Much has been made of the "bloody" storyline, but I found Carter's approach less Grand Guignol and more Hitchcock. We actually saw not much more blood than one might find on an episode of "NYPD Blue", and certainly less than on "ER". The violence and terror were glimpsed, as it were, out of the corner of an eye. Carter knows that what we see is less horrifying than what we imagine. Fleeting, almost subliminal glances and fantastic images of eyes sewn shut hack away at the audience's sense of security. How can such monstrosities exist? How can we encompass these realities in the same world we live in every day? Nothing was put into "Millennium" deliberately to shock; every flat, remorseless image was part of the whole. It is terror stylishly done, in the service of a disturbing message. Whether Americans, who on the whole are an optimistic bunch, will sit still for this level of grim despair week after week is problematic; if anything gets them to swallow it, it will be the presentation.

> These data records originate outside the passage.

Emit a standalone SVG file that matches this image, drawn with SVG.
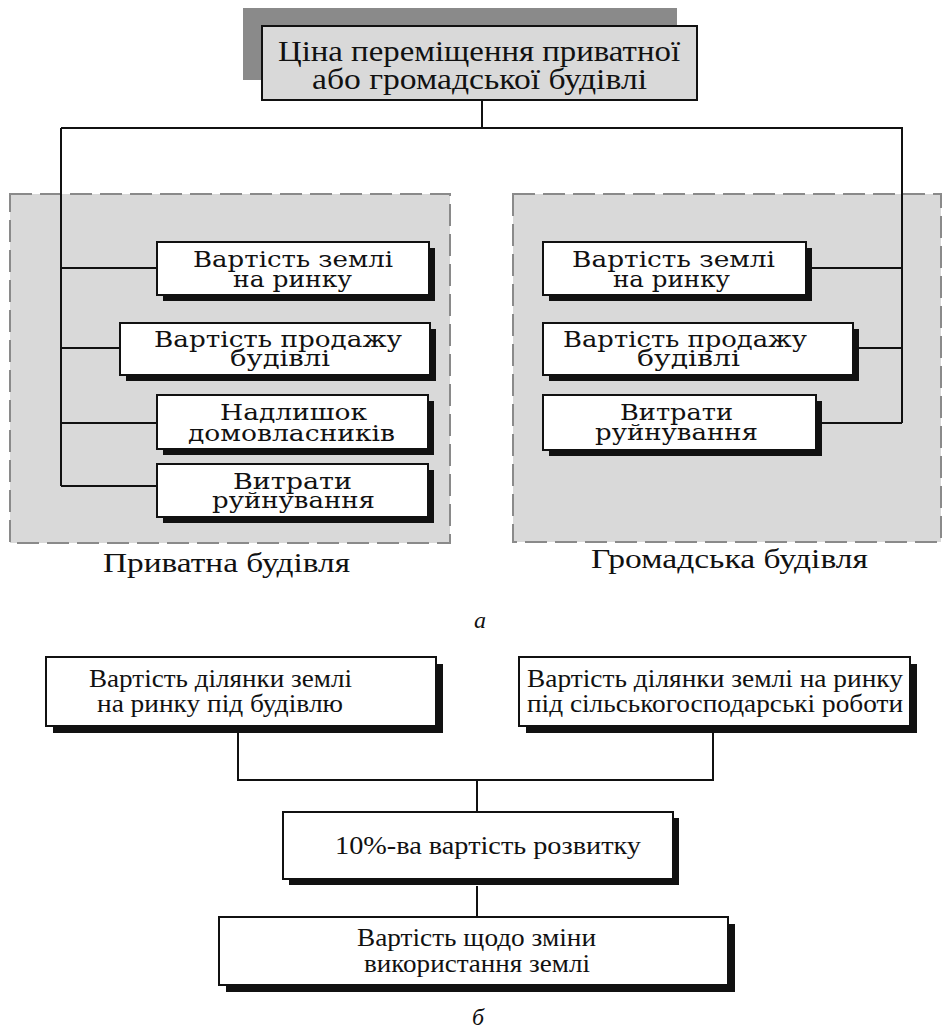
<svg xmlns="http://www.w3.org/2000/svg" width="944" height="1030" viewBox="0 0 944 1030">
<style>
text{font-family:"Liberation Serif","Times New Roman",serif;fill:#111}
.t{font-family:"DejaVu Serif","Liberation Serif",serif;font-size:23px}
.h{font-size:30px}
.b{font-size:25px}
.cap{font-size:27px}
.it{font-size:24px;font-style:italic}
.box{fill:#fff;stroke:#111;stroke-width:2}
.sh{fill:#111}
.panel{fill:#d9d9d9;stroke:#8a8a8a;stroke-width:2;stroke-dasharray:22 8}
.ln{fill:none;stroke:#111;stroke-width:2}
</style>
<g id="panel-private">
<rect class="panel" x="10" y="194" width="440" height="349"/>
<text class="cap" x="103" y="572" textLength="247" lengthAdjust="spacingAndGlyphs">Приватна будівля</text>
</g>
<g id="panel-public">
<rect class="panel" x="513" y="194" width="428" height="348"/>
<text class="cap" x="591" y="568" textLength="277" lengthAdjust="spacingAndGlyphs">Громадська будівля</text>
</g>
<g id="connectors">
<path class="ln" d="M482 100V128M61 128H903M61 128V486M61 268H157M61 348H120M61 423H157M61 486H157"/>
<path class="ln" d="M902 128V423M812 268H902M859 348H902M822 423H902"/>
<path class="ln" d="M238 733V780H713V733M477 780V812M477 886V917"/>
</g>
<g id="root">
<rect x="243" y="8" width="434" height="72" fill="#8a8a8a"/>
<rect x="262" y="26" width="435" height="74" fill="#d9d9d9" stroke="#111" stroke-width="2"/>
<text class="h" x="278" y="61" textLength="402" lengthAdjust="spacingAndGlyphs">Ціна переміщення приватної</text>
<text class="h" x="312" y="89" textLength="335" lengthAdjust="spacingAndGlyphs">або громадської будівлі</text>
</g>
<g id="p-land">
<rect class="sh" x="163" y="248" width="272" height="53"/>
<rect class="box" x="157" y="242" width="272" height="53"/>
<text class="t" x="193" y="267" textLength="200" lengthAdjust="spacingAndGlyphs">Вартість землі</text>
<text class="t" x="233" y="287" textLength="119" lengthAdjust="spacingAndGlyphs">на ринку</text>
</g>
<g id="p-sale">
<rect class="sh" x="126" y="329" width="310" height="52"/>
<rect class="box" x="120" y="323" width="310" height="52"/>
<text class="t" x="154" y="347" textLength="248" lengthAdjust="spacingAndGlyphs">Вартість продажу</text>
<text class="t" x="230" y="366" textLength="100" lengthAdjust="spacingAndGlyphs">будівлі</text>
</g>
<g id="p-surplus">
<rect class="sh" x="163" y="401" width="271" height="54"/>
<rect class="box" x="157" y="395" width="271" height="54"/>
<text class="t" x="220" y="420" textLength="147" lengthAdjust="spacingAndGlyphs">Надлишок</text>
<text class="t" x="188" y="441" textLength="207" lengthAdjust="spacingAndGlyphs">домовласників</text>
</g>
<g id="p-demolition">
<rect class="sh" x="163" y="470" width="271" height="53"/>
<rect class="box" x="157" y="464" width="271" height="53"/>
<text class="t" x="233" y="489" textLength="119" lengthAdjust="spacingAndGlyphs">Витрати</text>
<text class="t" x="212" y="508" textLength="163" lengthAdjust="spacingAndGlyphs">руйнування</text>
</g>
<g id="g-land">
<rect class="sh" x="549" y="248" width="263" height="53"/>
<rect class="box" x="543" y="242" width="263" height="53"/>
<text class="t" x="572" y="267" textLength="203" lengthAdjust="spacingAndGlyphs">Вартість землі</text>
<text class="t" x="613" y="287" textLength="117" lengthAdjust="spacingAndGlyphs">на ринку</text>
</g>
<g id="g-sale">
<rect class="sh" x="549" y="329" width="310" height="52"/>
<rect class="box" x="543" y="323" width="310" height="52"/>
<text class="t" x="563" y="347" textLength="244" lengthAdjust="spacingAndGlyphs">Вартість продажу</text>
<text class="t" x="637" y="366" textLength="103" lengthAdjust="spacingAndGlyphs">будівлі</text>
</g>
<g id="g-demolition">
<rect class="sh" x="549" y="401" width="273" height="55"/>
<rect class="box" x="543" y="395" width="273" height="55"/>
<text class="t" x="620" y="420" textLength="113" lengthAdjust="spacingAndGlyphs">Витрати</text>
<text class="t" x="595" y="440" textLength="163" lengthAdjust="spacingAndGlyphs">руйнування</text>
</g>
<text class="it" x="480" y="628" text-anchor="middle">а</text>
<g id="b-building">
<rect class="sh" x="53" y="664" width="390" height="69"/>
<rect class="box" x="46" y="657" width="390" height="69"/>
<text class="b" x="89" y="687" textLength="263" lengthAdjust="spacingAndGlyphs">Вартість ділянки землі</text>
<text class="b" x="97" y="712" textLength="246" lengthAdjust="spacingAndGlyphs">на ринку під будівлю</text>
</g>
<g id="b-agri">
<rect class="sh" x="526" y="664" width="391" height="69"/>
<rect class="box" x="519" y="657" width="391" height="69"/>
<text class="b" x="527" y="687" textLength="376" lengthAdjust="spacingAndGlyphs">Вартість ділянки землі на ринку</text>
<text class="b" x="527" y="712" textLength="376" lengthAdjust="spacingAndGlyphs">під сільськогосподарські роботи</text>
</g>
<g id="b-dev">
<rect class="sh" x="289" y="818" width="390" height="67"/>
<rect class="box" x="283" y="812" width="390" height="67"/>
<text class="b" x="335" y="854" textLength="306" lengthAdjust="spacingAndGlyphs">10%-ва вартість розвитку</text>
</g>
<g id="b-change">
<rect class="sh" x="226" y="924" width="509" height="68"/>
<rect class="box" x="219" y="917" width="509" height="68"/>
<text class="b" x="357" y="946" textLength="239" lengthAdjust="spacingAndGlyphs">Вартість щодо зміни</text>
<text class="b" x="364" y="972" textLength="226" lengthAdjust="spacingAndGlyphs">використання землі</text>
</g>
<text class="it" x="478" y="1025" text-anchor="middle">б</text>
</svg>
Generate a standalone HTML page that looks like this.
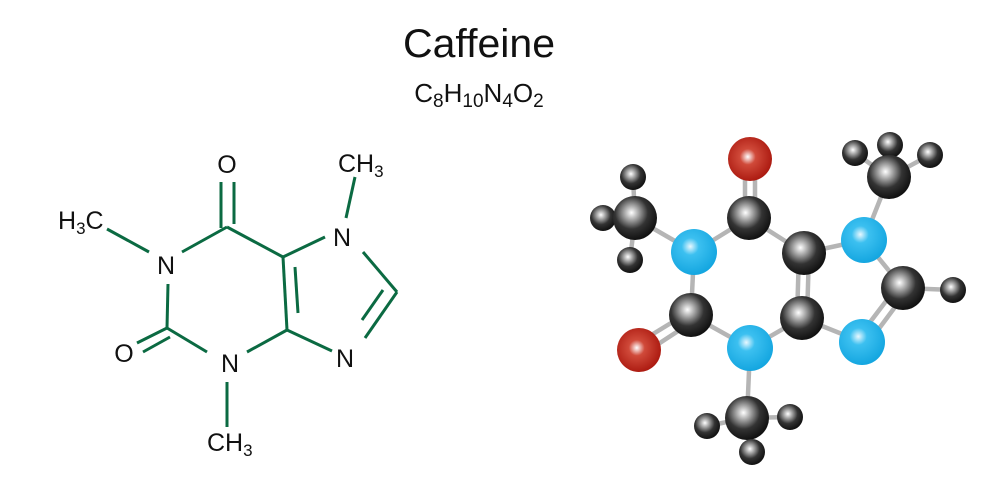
<!DOCTYPE html>
<html><head><meta charset="utf-8"><style>
html,body{margin:0;padding:0;background:#fff;width:1000px;height:500px;overflow:hidden}
svg{display:block}
text{font-family:"Liberation Sans",sans-serif;fill:#111}
</style></head><body>
<svg width="1000" height="500" viewBox="0 0 1000 500" xmlns="http://www.w3.org/2000/svg">
<defs>
<radialGradient id="gC" cx="0.42" cy="0.38" r="0.62"><stop offset="0" stop-color="#fff"/><stop offset="0.25" stop-color="#aaa"/><stop offset="0.6" stop-color="#333"/><stop offset="1" stop-color="#111"/></radialGradient>
<radialGradient id="gN" cx="0.42" cy="0.38" r="0.62"><stop offset="0" stop-color="#e8f8ff"/><stop offset="0.3" stop-color="#3cc0f0"/><stop offset="1" stop-color="#14a6e0"/></radialGradient>
<radialGradient id="gO" cx="0.45" cy="0.45" r="0.6"><stop offset="0" stop-color="#fff"/><stop offset="0.3" stop-color="#d04a3a"/><stop offset="1" stop-color="#a8150c"/></radialGradient>
</defs>
<text x="479" y="57" font-size="40" text-anchor="middle" textLength="152" lengthAdjust="spacingAndGlyphs">Caffeine</text>
<text x="479" y="102" font-size="26" text-anchor="middle">C<tspan font-size="19" dy="5">8</tspan><tspan dy="-5">H</tspan><tspan font-size="19" dy="5">10</tspan><tspan dy="-5">N</tspan><tspan font-size="19" dy="5">4</tspan><tspan dy="-5">O</tspan><tspan font-size="19" dy="5">2</tspan></text>

<g stroke="#0b6a42" stroke-width="3" fill="none" stroke-linecap="butt">
<line x1="221" y1="182" x2="221" y2="228"/><line x1="234" y1="182" x2="234" y2="224"/>
<line x1="107" y1="229" x2="149" y2="252"/>
<line x1="182" y1="252" x2="227" y2="227"/>
<line x1="227" y1="227" x2="283" y2="257"/>
<line x1="283" y1="257" x2="325" y2="237"/>
<line x1="346" y1="218" x2="355" y2="177"/>
<line x1="363" y1="252" x2="397" y2="292"/>
<line x1="397" y1="292" x2="365" y2="338"/><line x1="383" y1="290" x2="362" y2="320"/>
<line x1="287" y1="330" x2="332" y2="351"/>
<line x1="283" y1="257" x2="287" y2="330"/><line x1="295" y1="267" x2="298" y2="313"/>
<line x1="287" y1="330" x2="247" y2="352"/>
<line x1="227" y1="382" x2="227" y2="427"/>
<line x1="167" y1="328" x2="207" y2="352"/>
<line x1="168" y1="284" x2="167" y2="328"/>
<line x1="167" y1="328" x2="137" y2="343"/><line x1="143" y1="352" x2="170" y2="337"/>
</g>
<g font-size="25">
<text x="227" y="173" text-anchor="middle">O</text>
<text x="166" y="274" text-anchor="middle">N</text>
<text x="342" y="246" text-anchor="middle">N</text>
<text x="345" y="367" text-anchor="middle">N</text>
<text x="230" y="372" text-anchor="middle">N</text>
<text x="124" y="362" text-anchor="middle">O</text>
<text x="58" y="229">H<tspan font-size="17" dy="5">3</tspan><tspan dy="-5">C</tspan></text>
<text x="338" y="172">CH<tspan font-size="17" dy="5">3</tspan></text>
<text x="207" y="451">CH<tspan font-size="17" dy="5">3</tspan></text>
</g>

<g id="bonds" stroke-linecap="round">
<g stroke="#b5b5b5" stroke-width="4.5">
<line x1="745" y1="160" x2="745" y2="218"/><line x1="755" y1="160" x2="755" y2="218"/>
<line x1="635" y1="218" x2="633" y2="177"/><line x1="635" y1="218" x2="603" y2="218"/><line x1="635" y1="218" x2="630" y2="260"/>
<line x1="635" y1="218" x2="694" y2="252"/><line x1="694" y1="252" x2="749" y2="218"/>
<line x1="749" y1="218" x2="804" y2="253"/><line x1="694" y1="252" x2="691" y2="315"/>
<line x1="689" y1="312" x2="635" y2="345"/><line x1="695" y1="320" x2="643" y2="354"/>
<line x1="691" y1="315" x2="750" y2="348"/><line x1="750" y1="348" x2="802" y2="318"/>
<line x1="750" y1="348" x2="747" y2="418"/>
<line x1="747" y1="418" x2="707" y2="426"/><line x1="747" y1="418" x2="790" y2="417"/><line x1="747" y1="418" x2="752" y2="452"/>
<line x1="799" y1="253" x2="797" y2="318"/><line x1="809" y1="253" x2="807" y2="318"/>
<line x1="804" y1="253" x2="864" y2="240"/><line x1="802" y1="318" x2="862" y2="342"/>
<line x1="864" y1="240" x2="889" y2="177"/><line x1="864" y1="240" x2="903" y2="288"/>
<line x1="899" y1="284" x2="858" y2="338"/><line x1="907" y1="291" x2="866" y2="346"/>
<line x1="903" y1="288" x2="953" y2="290"/>
<line x1="889" y1="177" x2="855" y2="153"/><line x1="889" y1="177" x2="890" y2="145"/><line x1="889" y1="177" x2="930" y2="155"/>
</g>
</g>
<g>
<circle cx="633" cy="177" r="13" fill="url(#gC)"/><circle cx="603" cy="218" r="13" fill="url(#gC)"/><circle cx="630" cy="260" r="13" fill="url(#gC)"/>
<circle cx="855" cy="153" r="13" fill="url(#gC)"/><circle cx="890" cy="145" r="13" fill="url(#gC)"/><circle cx="930" cy="155" r="13" fill="url(#gC)"/>
<circle cx="953" cy="290" r="13" fill="url(#gC)"/>
<circle cx="707" cy="426" r="13" fill="url(#gC)"/><circle cx="790" cy="417" r="13" fill="url(#gC)"/>
<circle cx="750" cy="159" r="22" fill="url(#gO)"/>
<circle cx="639" cy="350" r="22" fill="url(#gO)"/>
<circle cx="635" cy="218" r="22" fill="url(#gC)"/>
<circle cx="749" cy="218" r="22" fill="url(#gC)"/>
<circle cx="694" cy="252" r="23" fill="url(#gN)"/>
<circle cx="691" cy="315" r="22" fill="url(#gC)"/>
<circle cx="750" cy="348" r="23" fill="url(#gN)"/>
<circle cx="747" cy="418" r="22" fill="url(#gC)"/>
<circle cx="752" cy="452" r="13" fill="url(#gC)"/>
<circle cx="804" cy="253" r="22" fill="url(#gC)"/>
<circle cx="802" cy="318" r="22" fill="url(#gC)"/>
<circle cx="889" cy="177" r="22" fill="url(#gC)"/>
<circle cx="864" cy="240" r="23" fill="url(#gN)"/>
<circle cx="903" cy="288" r="22" fill="url(#gC)"/>
<circle cx="862" cy="342" r="23" fill="url(#gN)"/>
</g>
</svg>
</body></html>
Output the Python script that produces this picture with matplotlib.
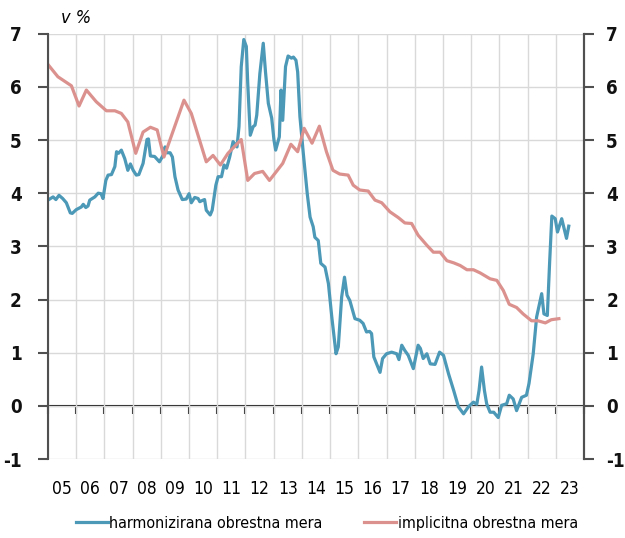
import matplotlib
matplotlib.use('Agg')
import matplotlib.pyplot as plt

plt.rcParams['font.family'] = ['DejaVu Sans']
plt.rcParams['font.stretch'] = 'condensed'

# harmonizirana obrestna mera (leto, %)
harm_x = [2005.0, 2005.18, 2005.28, 2005.39, 2005.52, 2005.65, 2005.79, 2005.86, 2006.0, 2006.18, 2006.25,
          2006.34, 2006.42, 2006.48, 2006.66, 2006.78, 2006.88, 2006.95, 2007.05, 2007.13, 2007.25, 2007.37,
          2007.43, 2007.5, 2007.6, 2007.72, 2007.83, 2007.92, 2008.02, 2008.13, 2008.22, 2008.37, 2008.43,
          2008.51, 2008.56, 2008.63, 2008.78, 2008.95, 2009.09, 2009.15, 2009.21, 2009.33, 2009.41, 2009.5,
          2009.61, 2009.76, 2009.9, 2010.0, 2010.08, 2010.2, 2010.32, 2010.38, 2010.5, 2010.55, 2010.61,
          2010.75, 2010.82, 2010.95, 2011.03, 2011.15, 2011.24, 2011.33, 2011.44, 2011.56, 2011.7, 2011.77,
          2011.85, 2011.94, 2012.03, 2012.08, 2012.17, 2012.27, 2012.34, 2012.4, 2012.51, 2012.63, 2012.71,
          2012.81, 2012.93, 2013.01, 2013.07, 2013.2, 2013.26, 2013.32, 2013.42, 2013.51, 2013.63, 2013.7,
          2013.79, 2013.85, 2013.93, 2014.05, 2014.19, 2014.29, 2014.4, 2014.46, 2014.58, 2014.67, 2014.82,
          2014.94, 2015.06, 2015.21, 2015.29, 2015.41, 2015.51, 2015.6, 2015.7, 2015.88, 2016.05, 2016.17,
          2016.29, 2016.4, 2016.47, 2016.55, 2016.65, 2016.77, 2016.86, 2017.0, 2017.18, 2017.36, 2017.44,
          2017.54, 2017.65, 2017.77, 2017.95, 2018.12, 2018.2, 2018.3, 2018.43, 2018.55, 2018.72, 2018.88,
          2019.02, 2019.2, 2019.38, 2019.55, 2019.73, 2019.9, 2020.08, 2020.2, 2020.28, 2020.37, 2020.47,
          2020.55, 2020.67, 2020.8, 2020.96, 2021.08, 2021.26, 2021.35, 2021.49, 2021.61, 2021.79, 2021.96,
          2022.05, 2022.2, 2022.32, 2022.5, 2022.58, 2022.7, 2022.78, 2022.86, 2022.98, 2023.06, 2023.21,
          2023.38, 2023.46]
harm_y = [3.87, 3.93, 3.88, 3.96, 3.90, 3.82, 3.63, 3.62, 3.69, 3.74, 3.79,
          3.73, 3.76, 3.87, 3.93, 4.00, 3.99, 3.90, 4.24, 4.34, 4.35, 4.50,
          4.78, 4.75, 4.81, 4.65, 4.43, 4.55, 4.43, 4.34, 4.35, 4.56, 4.75,
          5.01, 5.02, 4.70, 4.69, 4.59, 4.72, 4.87, 4.76, 4.76, 4.68, 4.31,
          4.06, 3.88, 3.89, 3.99, 3.82, 3.92, 3.90, 3.84, 3.87, 3.88, 3.68,
          3.59, 3.68, 4.15, 4.31, 4.31, 4.53, 4.47, 4.68, 4.97, 4.87, 5.25,
          6.38, 6.89, 6.76, 6.07, 5.09, 5.25, 5.28, 5.47, 6.25, 6.82, 6.28,
          5.69, 5.41, 5.00, 4.81, 5.06, 5.94, 5.37, 6.38, 6.58, 6.54, 6.56,
          6.50, 6.28, 5.44, 4.75, 3.99, 3.55, 3.37, 3.17, 3.11, 2.68, 2.61,
          2.30, 1.67, 0.98, 1.11, 2.05, 2.42, 2.08, 1.98, 1.64, 1.61, 1.55,
          1.39, 1.40, 1.36, 0.92, 0.79, 0.63, 0.89, 0.98, 1.01, 0.98, 0.87,
          1.14, 1.04, 0.95, 0.70, 1.14, 1.08, 0.89, 0.98, 0.79, 0.78, 1.01,
          0.95, 0.60, 0.29, -0.02, -0.15, -0.02, 0.07, 0.03, 0.29, 0.73, 0.29,
          0.04, -0.12, -0.12, -0.22, 0.01, 0.04, 0.20, 0.13, -0.09, 0.16, 0.20,
          0.42, 0.98, 1.67, 2.11, 1.73, 1.70, 2.68, 3.57, 3.52, 3.27, 3.52,
          3.15, 3.38]

# implicitna obrestna mera (leto, %)
impl_x = [2005.0, 2005.35, 2005.83, 2006.1, 2006.36, 2006.71, 2007.07, 2007.37, 2007.6, 2007.83, 2008.11,
          2008.37, 2008.63, 2008.87, 2009.11, 2009.82, 2010.08, 2010.61, 2010.85, 2011.11, 2011.38, 2011.85,
          2012.08, 2012.32, 2012.61, 2012.85, 2013.32, 2013.61, 2013.85, 2014.08, 2014.36, 2014.62, 2014.87,
          2015.1, 2015.34, 2015.64, 2015.82, 2016.05, 2016.35, 2016.59, 2016.83, 2017.12, 2017.42, 2017.65,
          2017.89, 2018.12, 2018.43, 2018.66, 2018.9, 2019.14, 2019.38, 2019.61, 2019.85, 2020.08, 2020.32,
          2020.67, 2020.91, 2021.14, 2021.35, 2021.61, 2021.84, 2022.14, 2022.37, 2022.63, 2022.84, 2023.11]
impl_y = [6.42, 6.19, 6.02, 5.64, 5.94, 5.72, 5.55, 5.55, 5.50, 5.34, 4.75,
          5.15, 5.24, 5.19, 4.68, 5.75, 5.50, 4.59, 4.71, 4.53, 4.75, 5.01,
          4.24, 4.37, 4.41, 4.24, 4.56, 4.92, 4.78, 5.22, 4.94, 5.26, 4.78,
          4.43, 4.36, 4.34, 4.15, 4.06, 4.04, 3.87, 3.82, 3.65, 3.54, 3.44,
          3.43, 3.21, 3.02, 2.89, 2.89, 2.73, 2.69, 2.64, 2.56, 2.56, 2.50,
          2.39, 2.36, 2.17, 1.91, 1.85, 1.73, 1.60, 1.60, 1.56, 1.62, 1.64]

years = list(range(2005, 2024))
year_labels = ['%02d' % (y % 100) for y in years]
y_ticks = list(range(-1, 8))

blue = '#4b98b7'
red = '#db928e'
axis_col = '#505050'

fig = plt.figure(figsize=(6.25, 5.38), dpi=100)
ax = fig.add_axes([0.0768, 0.1468, 0.8576, 0.7906])

ax.plot(harm_x, harm_y, color=blue, lw=2.3, solid_joinstyle='round', label='harmonizirana obrestna mera')
ax.plot(impl_x, impl_y, color=red, lw=2.3, solid_joinstyle='round', label='implicitna obrestna mera')

ax.set_xlim(2005, 2024)
ax.set_ylim(-1, 7)

# mreza
ax.set_xticks(range(2005, 2025), minor=True)
ax.set_xticks([y + 0.5 for y in years])
ax.set_xticklabels(year_labels, fontsize=12.5)
ax.tick_params(axis='x', which='both', length=0, pad=15)
ax.grid(True, which='minor', axis='x', color='#d9d9d9', lw=1)
ax.set_yticks(y_ticks)
ax.set_yticklabels([str(v) for v in y_ticks], fontsize=13.5, fontweight='bold')
ax.grid(True, which='major', axis='y', color='#d9d9d9', lw=1)
ax.set_axisbelow(True)

for s in ['top', 'bottom']:
    ax.spines[s].set_visible(False)
ax.spines['left'].set_color(axis_col)
ax.spines['left'].set_linewidth(1.5)
ax.spines['right'].set_color(axis_col)
ax.spines['right'].set_linewidth(1.5)
ax.tick_params(axis='y', length=7, width=1.5, color=axis_col, pad=12, labelcolor='#111111')

# os x pri nicli
zero_ax = ax.secondary_xaxis(1 / 8)
zero_ax.set_xticks(range(2005, 2025))
zero_ax.set_xticklabels([])
zero_ax.tick_params(axis='x', direction='out', length=6, width=1.5, color='#222222')
zero_ax.spines['bottom'].set_color('#111111')
zero_ax.spines['bottom'].set_linewidth(1.5)

# desna os
ax2 = ax.twinx()
ax2.set_ylim(-1, 7)
ax2.set_yticks(y_ticks)
ax2.set_yticklabels([str(v) for v in y_ticks], fontsize=13.5, fontweight='bold')
ax2.tick_params(axis='y', length=7, width=1.5, color=axis_col, pad=9, labelcolor='#111111')
for s in ['top', 'bottom', 'left']:
    ax2.spines[s].set_visible(False)
ax2.spines['right'].set_color(axis_col)
ax2.spines['right'].set_linewidth(1.5)

ax.text(0.025, 1.015, 'v %', transform=ax.transAxes, fontsize=13, style='italic', ha='left', va='bottom')

ax.legend(loc='upper center', bbox_to_anchor=(0.52, -0.1), ncol=2, frameon=False, fontsize=11.5,
          handlelength=2.0, handletextpad=0.1, columnspacing=2.6)

fig.savefig('out.png', dpi=100)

The most compelling feature of "Millennium", however, is the performance of Lance Henriksen. This level of acting is way beyond what I expect on television, and the reason I think "The X-Files" may lose its position as Fox's ratings leader. Henriksen's humility, artlessness, and realism sucked me straight into his head. The face like a battleground, the smile like sudden sunshine, the world-weary eyes that have seen it all but never really got used to it, all spoke to me of a very human soul tortured by his ability to become what he hunts. Although he is drawn as an alienated figure, Black is not really the dispossessed soul Fox Mulder is. Black is strongly rooted in family and in himself. There is no self-doubt, no hesitancy. He knows the face of evil and does not compromise with it; when he spots the killer in the park, or in the lab, he faces him down without flinching.
Smitrovich's performance as Bob Bletcher turned what could have been a cookie-cutter role into a good foil for Black. Terry O'Quinn's brief role as Watts, another Millennium group member, introduced us to the organization behind Black in a short but effective scene; the further exploration of this mysterious group can serve us up many interesting episodes in future. Director David Nutter and Director of Photography Peter Wunstorf leach all the color out of "Millennium", giving us a bleak and gritty portrait of Frank Black's world. Mark Snow's poignant theme music adds to the melancholy atmosphere of this landscape of fear, cruelty and blighted hope. Only the warm yellow house, a haven in the desolation around Black, allows us a visual and emotional respite.
This is a powerful and charismatic debut for a series. Although I am well aware that the pilot is not the series, and many have failed after a strong opening, I venture to prophesy that "Millennium" will have the staying power to keep its audience, even as it appalls and horrifies them.
I give the Pilot for Millennium five snakes out of five.